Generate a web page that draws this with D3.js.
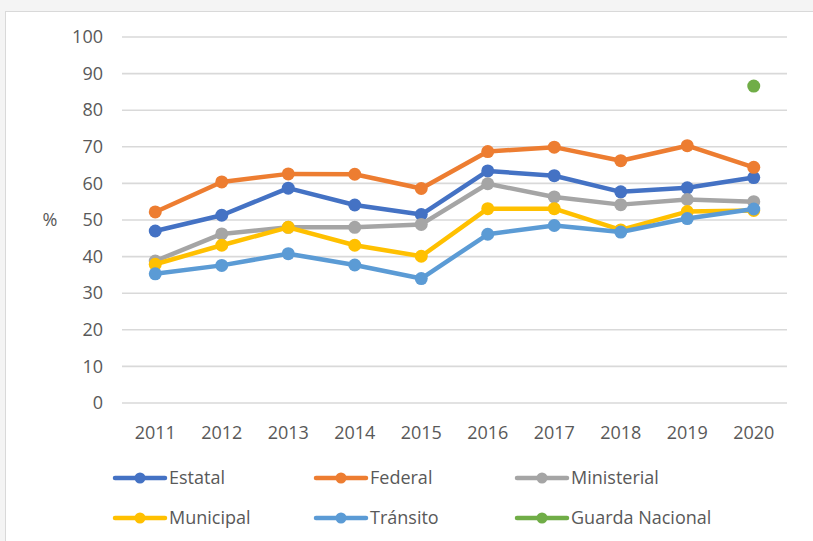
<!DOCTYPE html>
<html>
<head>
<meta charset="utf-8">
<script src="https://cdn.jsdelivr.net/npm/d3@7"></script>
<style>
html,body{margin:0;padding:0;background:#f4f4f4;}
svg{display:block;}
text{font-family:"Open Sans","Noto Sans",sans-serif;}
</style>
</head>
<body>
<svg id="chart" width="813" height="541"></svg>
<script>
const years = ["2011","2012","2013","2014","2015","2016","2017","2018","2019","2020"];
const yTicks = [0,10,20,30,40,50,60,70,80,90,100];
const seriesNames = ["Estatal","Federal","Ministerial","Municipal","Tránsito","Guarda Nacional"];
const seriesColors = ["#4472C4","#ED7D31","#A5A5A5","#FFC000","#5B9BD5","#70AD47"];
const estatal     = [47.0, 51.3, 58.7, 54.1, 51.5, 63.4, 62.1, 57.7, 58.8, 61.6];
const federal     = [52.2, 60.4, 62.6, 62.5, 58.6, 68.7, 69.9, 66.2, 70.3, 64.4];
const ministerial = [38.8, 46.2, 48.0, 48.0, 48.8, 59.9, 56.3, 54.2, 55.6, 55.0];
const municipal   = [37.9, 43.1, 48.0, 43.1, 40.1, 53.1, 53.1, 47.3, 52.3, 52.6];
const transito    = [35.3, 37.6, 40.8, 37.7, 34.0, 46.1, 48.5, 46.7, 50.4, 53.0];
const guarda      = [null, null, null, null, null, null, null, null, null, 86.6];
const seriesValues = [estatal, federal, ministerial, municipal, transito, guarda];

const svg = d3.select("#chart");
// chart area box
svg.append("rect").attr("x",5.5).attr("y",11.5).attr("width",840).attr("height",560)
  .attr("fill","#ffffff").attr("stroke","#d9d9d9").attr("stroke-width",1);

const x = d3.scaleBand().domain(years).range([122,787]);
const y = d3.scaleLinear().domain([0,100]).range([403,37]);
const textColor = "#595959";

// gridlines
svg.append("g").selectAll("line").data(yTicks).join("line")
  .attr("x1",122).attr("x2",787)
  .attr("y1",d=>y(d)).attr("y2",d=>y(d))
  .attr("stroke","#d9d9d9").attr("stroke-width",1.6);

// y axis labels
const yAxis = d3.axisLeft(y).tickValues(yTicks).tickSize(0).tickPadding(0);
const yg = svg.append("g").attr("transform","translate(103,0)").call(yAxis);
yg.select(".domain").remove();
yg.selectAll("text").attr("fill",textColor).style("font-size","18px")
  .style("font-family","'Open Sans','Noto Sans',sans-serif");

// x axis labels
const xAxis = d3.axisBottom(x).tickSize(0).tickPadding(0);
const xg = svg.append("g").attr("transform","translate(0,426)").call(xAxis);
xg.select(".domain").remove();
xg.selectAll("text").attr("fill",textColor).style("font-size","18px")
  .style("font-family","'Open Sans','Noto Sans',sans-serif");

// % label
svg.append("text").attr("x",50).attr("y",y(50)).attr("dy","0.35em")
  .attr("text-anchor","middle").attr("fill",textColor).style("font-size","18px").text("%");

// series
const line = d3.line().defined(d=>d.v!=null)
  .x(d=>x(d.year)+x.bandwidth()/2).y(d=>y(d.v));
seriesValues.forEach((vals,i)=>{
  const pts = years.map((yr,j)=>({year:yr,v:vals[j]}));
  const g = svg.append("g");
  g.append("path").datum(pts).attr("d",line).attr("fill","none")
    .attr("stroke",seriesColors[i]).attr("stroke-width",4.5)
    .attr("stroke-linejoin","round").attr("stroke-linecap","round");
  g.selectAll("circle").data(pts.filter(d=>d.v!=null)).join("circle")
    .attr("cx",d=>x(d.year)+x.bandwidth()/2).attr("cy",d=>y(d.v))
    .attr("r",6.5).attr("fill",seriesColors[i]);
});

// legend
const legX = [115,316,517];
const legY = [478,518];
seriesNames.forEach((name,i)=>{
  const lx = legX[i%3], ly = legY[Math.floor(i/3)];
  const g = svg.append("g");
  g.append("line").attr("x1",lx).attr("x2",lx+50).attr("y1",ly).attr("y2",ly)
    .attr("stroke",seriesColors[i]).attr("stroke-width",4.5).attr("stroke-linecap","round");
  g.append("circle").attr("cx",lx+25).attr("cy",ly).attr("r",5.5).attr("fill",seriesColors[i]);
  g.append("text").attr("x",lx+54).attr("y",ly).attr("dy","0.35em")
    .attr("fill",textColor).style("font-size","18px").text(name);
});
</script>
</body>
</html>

++++++++++++++++++++

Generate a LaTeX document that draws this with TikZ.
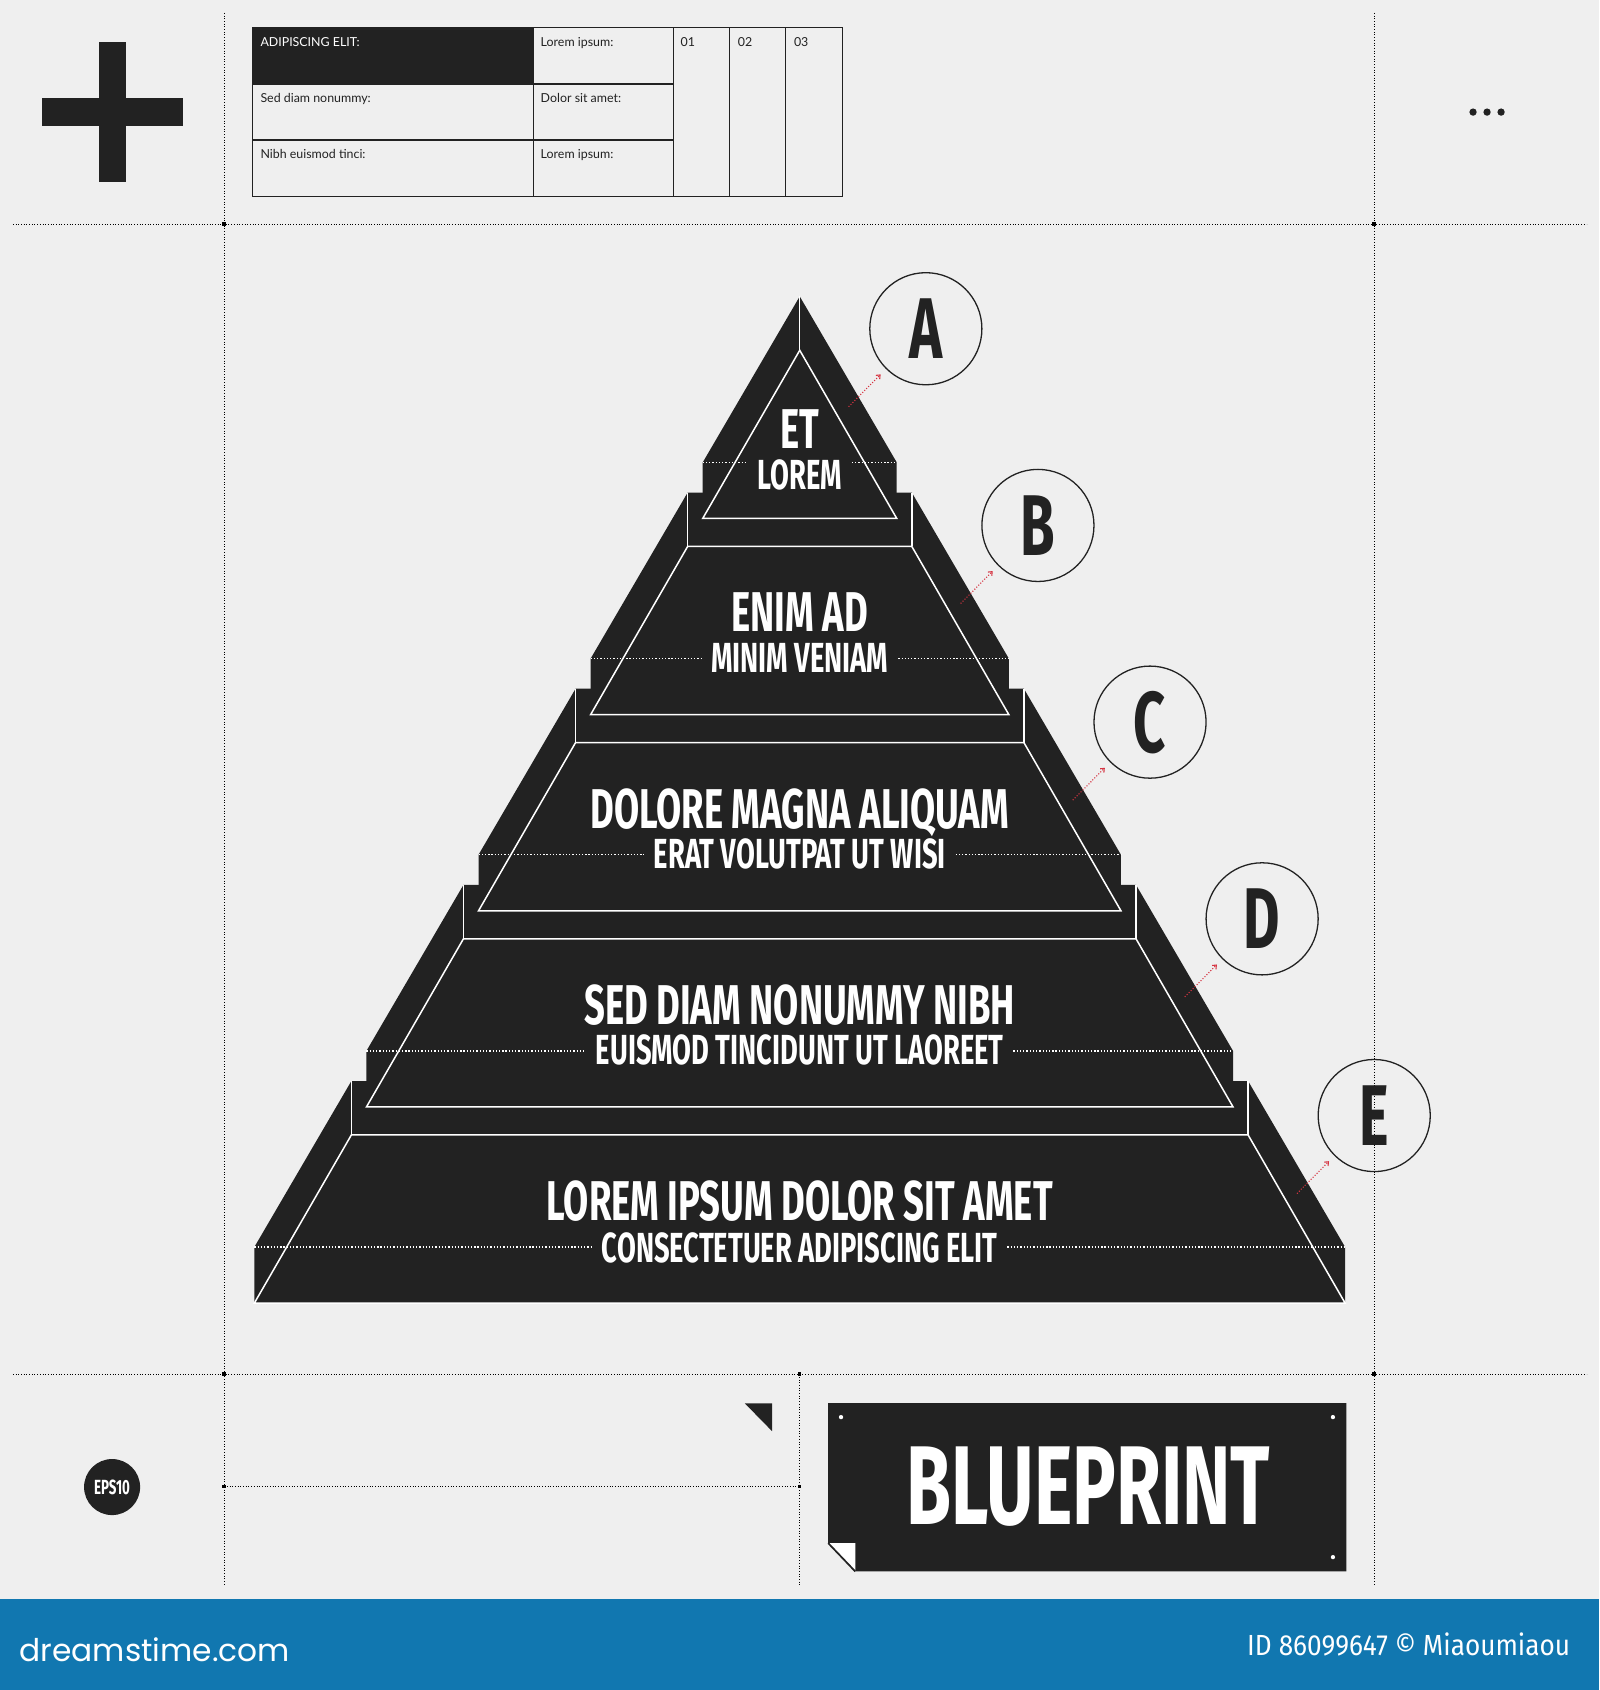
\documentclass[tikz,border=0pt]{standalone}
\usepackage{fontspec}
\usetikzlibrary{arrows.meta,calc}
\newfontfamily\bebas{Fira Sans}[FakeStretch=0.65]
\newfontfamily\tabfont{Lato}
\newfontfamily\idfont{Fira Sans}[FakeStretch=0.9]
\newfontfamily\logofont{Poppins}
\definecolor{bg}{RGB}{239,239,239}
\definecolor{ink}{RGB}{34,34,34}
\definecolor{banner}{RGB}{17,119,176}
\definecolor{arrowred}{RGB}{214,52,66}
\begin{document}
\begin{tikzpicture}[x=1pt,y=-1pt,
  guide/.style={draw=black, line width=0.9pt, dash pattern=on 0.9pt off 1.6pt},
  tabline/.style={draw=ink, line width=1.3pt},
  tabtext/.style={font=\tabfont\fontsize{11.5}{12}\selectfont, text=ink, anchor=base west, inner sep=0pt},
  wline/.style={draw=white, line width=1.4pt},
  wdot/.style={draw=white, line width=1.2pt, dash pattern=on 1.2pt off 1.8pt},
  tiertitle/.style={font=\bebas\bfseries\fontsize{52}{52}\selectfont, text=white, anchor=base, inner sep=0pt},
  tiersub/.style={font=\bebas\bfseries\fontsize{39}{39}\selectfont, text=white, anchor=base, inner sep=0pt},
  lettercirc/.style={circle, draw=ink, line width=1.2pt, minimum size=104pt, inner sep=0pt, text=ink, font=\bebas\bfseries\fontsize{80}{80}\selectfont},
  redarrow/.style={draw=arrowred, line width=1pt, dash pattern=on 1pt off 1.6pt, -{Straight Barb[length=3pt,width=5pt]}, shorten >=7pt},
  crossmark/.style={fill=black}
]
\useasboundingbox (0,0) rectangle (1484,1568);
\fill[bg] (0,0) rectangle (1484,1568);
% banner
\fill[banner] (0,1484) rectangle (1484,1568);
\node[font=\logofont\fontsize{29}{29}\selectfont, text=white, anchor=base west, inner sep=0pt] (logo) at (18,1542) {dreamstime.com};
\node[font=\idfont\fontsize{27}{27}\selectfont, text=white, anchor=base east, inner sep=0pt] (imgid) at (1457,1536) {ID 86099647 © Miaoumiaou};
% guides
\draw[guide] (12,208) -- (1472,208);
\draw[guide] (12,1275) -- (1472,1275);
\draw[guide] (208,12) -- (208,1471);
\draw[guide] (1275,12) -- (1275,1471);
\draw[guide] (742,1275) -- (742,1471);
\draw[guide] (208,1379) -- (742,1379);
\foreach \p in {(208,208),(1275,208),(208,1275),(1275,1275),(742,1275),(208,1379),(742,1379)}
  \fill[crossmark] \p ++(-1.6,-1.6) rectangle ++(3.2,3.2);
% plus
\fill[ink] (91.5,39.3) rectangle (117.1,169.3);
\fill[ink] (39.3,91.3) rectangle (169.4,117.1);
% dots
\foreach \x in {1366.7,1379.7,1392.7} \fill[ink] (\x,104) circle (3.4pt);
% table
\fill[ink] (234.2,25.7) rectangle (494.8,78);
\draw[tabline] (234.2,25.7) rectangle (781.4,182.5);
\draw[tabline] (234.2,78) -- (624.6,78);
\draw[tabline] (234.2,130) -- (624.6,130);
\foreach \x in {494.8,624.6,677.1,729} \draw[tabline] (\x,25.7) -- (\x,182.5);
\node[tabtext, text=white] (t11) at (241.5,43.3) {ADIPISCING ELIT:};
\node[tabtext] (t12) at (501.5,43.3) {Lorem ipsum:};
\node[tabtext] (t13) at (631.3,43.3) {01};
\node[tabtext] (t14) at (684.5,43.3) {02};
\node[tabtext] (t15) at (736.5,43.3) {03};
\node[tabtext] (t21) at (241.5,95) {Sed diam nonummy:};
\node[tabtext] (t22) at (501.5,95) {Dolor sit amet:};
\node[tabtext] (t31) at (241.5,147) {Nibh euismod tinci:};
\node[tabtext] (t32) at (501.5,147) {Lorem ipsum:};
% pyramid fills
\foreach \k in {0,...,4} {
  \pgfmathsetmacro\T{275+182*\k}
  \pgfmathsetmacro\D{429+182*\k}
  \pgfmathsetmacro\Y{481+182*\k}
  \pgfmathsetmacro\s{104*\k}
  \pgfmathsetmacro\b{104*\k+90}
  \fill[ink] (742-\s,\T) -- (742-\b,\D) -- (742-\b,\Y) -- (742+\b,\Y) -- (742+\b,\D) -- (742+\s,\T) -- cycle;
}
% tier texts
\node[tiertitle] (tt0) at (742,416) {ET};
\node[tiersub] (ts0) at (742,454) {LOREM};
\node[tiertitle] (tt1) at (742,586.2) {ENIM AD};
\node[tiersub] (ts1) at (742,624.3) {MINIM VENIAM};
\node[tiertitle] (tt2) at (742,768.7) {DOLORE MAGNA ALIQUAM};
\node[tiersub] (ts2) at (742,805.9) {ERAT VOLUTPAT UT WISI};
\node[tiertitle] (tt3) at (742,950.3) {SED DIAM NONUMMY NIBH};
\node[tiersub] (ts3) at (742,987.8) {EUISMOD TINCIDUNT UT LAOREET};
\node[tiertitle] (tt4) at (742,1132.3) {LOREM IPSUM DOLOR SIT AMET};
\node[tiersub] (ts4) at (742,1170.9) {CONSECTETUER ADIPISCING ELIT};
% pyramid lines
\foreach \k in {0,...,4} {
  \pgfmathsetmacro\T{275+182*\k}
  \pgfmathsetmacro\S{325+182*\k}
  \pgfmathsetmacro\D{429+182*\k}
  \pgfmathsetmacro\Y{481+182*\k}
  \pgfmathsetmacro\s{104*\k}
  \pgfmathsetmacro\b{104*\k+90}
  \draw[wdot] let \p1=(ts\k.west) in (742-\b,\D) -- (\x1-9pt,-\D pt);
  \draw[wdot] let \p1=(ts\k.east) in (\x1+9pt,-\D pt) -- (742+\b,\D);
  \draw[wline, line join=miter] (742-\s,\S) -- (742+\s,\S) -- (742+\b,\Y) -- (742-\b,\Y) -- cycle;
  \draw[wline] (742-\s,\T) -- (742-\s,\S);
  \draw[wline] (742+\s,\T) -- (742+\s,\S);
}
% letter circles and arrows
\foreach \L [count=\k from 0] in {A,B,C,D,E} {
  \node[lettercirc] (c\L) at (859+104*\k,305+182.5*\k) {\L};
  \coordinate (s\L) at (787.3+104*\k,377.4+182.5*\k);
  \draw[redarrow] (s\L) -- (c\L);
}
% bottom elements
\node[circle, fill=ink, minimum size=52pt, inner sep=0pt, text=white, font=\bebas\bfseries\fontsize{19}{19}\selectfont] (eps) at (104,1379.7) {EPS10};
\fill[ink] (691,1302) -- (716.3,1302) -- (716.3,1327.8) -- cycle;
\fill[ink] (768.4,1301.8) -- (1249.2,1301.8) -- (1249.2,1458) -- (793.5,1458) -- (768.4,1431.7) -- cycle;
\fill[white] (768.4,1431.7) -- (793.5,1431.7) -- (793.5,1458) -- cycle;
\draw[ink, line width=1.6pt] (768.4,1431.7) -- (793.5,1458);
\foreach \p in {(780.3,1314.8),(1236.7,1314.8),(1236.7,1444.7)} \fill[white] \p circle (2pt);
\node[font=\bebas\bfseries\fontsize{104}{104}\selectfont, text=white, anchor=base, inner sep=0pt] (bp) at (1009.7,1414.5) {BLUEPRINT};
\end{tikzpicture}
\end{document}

++++++++++++++++++++

### EXERCISE DESCRIPTION
Give the number of lines that hold the word "draws" in these records, with nothing added.

### FINAL RESULT
2